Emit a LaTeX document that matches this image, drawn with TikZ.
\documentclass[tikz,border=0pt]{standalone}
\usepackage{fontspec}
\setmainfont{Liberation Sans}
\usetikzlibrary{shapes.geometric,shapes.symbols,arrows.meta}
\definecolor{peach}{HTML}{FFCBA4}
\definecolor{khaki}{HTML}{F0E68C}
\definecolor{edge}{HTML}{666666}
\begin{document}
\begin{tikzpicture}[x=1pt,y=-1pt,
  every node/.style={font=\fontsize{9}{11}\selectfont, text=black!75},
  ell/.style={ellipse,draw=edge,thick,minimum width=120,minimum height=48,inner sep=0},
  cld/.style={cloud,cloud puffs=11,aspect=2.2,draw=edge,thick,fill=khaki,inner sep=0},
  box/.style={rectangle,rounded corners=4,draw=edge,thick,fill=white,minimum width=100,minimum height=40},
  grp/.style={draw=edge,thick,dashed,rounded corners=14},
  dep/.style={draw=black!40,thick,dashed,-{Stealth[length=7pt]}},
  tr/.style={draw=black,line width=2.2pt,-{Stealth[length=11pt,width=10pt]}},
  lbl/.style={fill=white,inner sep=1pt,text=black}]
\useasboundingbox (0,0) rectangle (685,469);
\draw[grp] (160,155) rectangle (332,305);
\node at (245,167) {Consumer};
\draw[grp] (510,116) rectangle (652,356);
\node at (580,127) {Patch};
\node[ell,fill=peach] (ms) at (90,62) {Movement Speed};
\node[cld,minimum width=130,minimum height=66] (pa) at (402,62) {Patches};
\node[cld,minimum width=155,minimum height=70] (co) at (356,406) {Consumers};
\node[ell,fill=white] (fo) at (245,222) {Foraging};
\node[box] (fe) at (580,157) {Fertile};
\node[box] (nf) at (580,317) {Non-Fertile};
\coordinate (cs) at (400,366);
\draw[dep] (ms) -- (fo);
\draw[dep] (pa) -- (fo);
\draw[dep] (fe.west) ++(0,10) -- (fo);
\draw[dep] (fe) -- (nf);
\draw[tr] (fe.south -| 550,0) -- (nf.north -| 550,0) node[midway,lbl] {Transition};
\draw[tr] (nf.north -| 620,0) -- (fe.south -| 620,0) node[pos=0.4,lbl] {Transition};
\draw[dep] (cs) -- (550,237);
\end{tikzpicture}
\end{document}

§ TASK BRIEF: Copy out every line of the data above, exactly as given.

§ RESULT OF THE EXERCISE:
Emit a LaTeX document that matches this image, drawn with TikZ.
\documentclass[tikz,border=0pt]{standalone}
\usepackage{fontspec}
\setmainfont{Liberation Sans}
\usetikzlibrary{shapes.geometric,shapes.symbols,arrows.meta}
\definecolor{peach}{HTML}{FFCBA4}
\definecolor{khaki}{HTML}{F0E68C}
\definecolor{edge}{HTML}{666666}
\begin{document}
\begin{tikzpicture}[x=1pt,y=-1pt,
  every node/.style={font=\fontsize{9}{11}\selectfont, text=black!75},
  ell/.style={ellipse,draw=edge,thick,minimum width=120,minimum height=48,inner sep=0},
  cld/.style={cloud,cloud puffs=11,aspect=2.2,draw=edge,thick,fill=khaki,inner sep=0},
  box/.style={rectangle,rounded corners=4,draw=edge,thick,fill=white,minimum width=100,minimum height=40},
  grp/.style={draw=edge,thick,dashed,rounded corners=14},
  dep/.style={draw=black!40,thick,dashed,-{Stealth[length=7pt]}},
  tr/.style={draw=black,line width=2.2pt,-{Stealth[length=11pt,width=10pt]}},
  lbl/.style={fill=white,inner sep=1pt,text=black}]
\useasboundingbox (0,0) rectangle (685,469);
\draw[grp] (160,155) rectangle (332,305);
\node at (245,167) {Consumer};
\draw[grp] (510,116) rectangle (652,356);
\node at (580,127) {Patch};
\node[ell,fill=peach] (ms) at (90,62) {Movement Speed};
\node[cld,minimum width=130,minimum height=66] (pa) at (402,62) {Patches};
\node[cld,minimum width=155,minimum height=70] (co) at (356,406) {Consumers};
\node[ell,fill=white] (fo) at (245,222) {Foraging};
\node[box] (fe) at (580,157) {Fertile};
\node[box] (nf) at (580,317) {Non-Fertile};
\coordinate (cs) at (400,366);
\draw[dep] (ms) -- (fo);
\draw[dep] (pa) -- (fo);
\draw[dep] (fe.west) ++(0,10) -- (fo);
\draw[dep] (fe) -- (nf);
\draw[tr] (fe.south -| 550,0) -- (nf.north -| 550,0) node[midway,lbl] {Transition};
\draw[tr] (nf.north -| 620,0) -- (fe.south -| 620,0) node[pos=0.4,lbl] {Transition};
\draw[dep] (cs) -- (550,237);
\end{tikzpicture}
\end{document}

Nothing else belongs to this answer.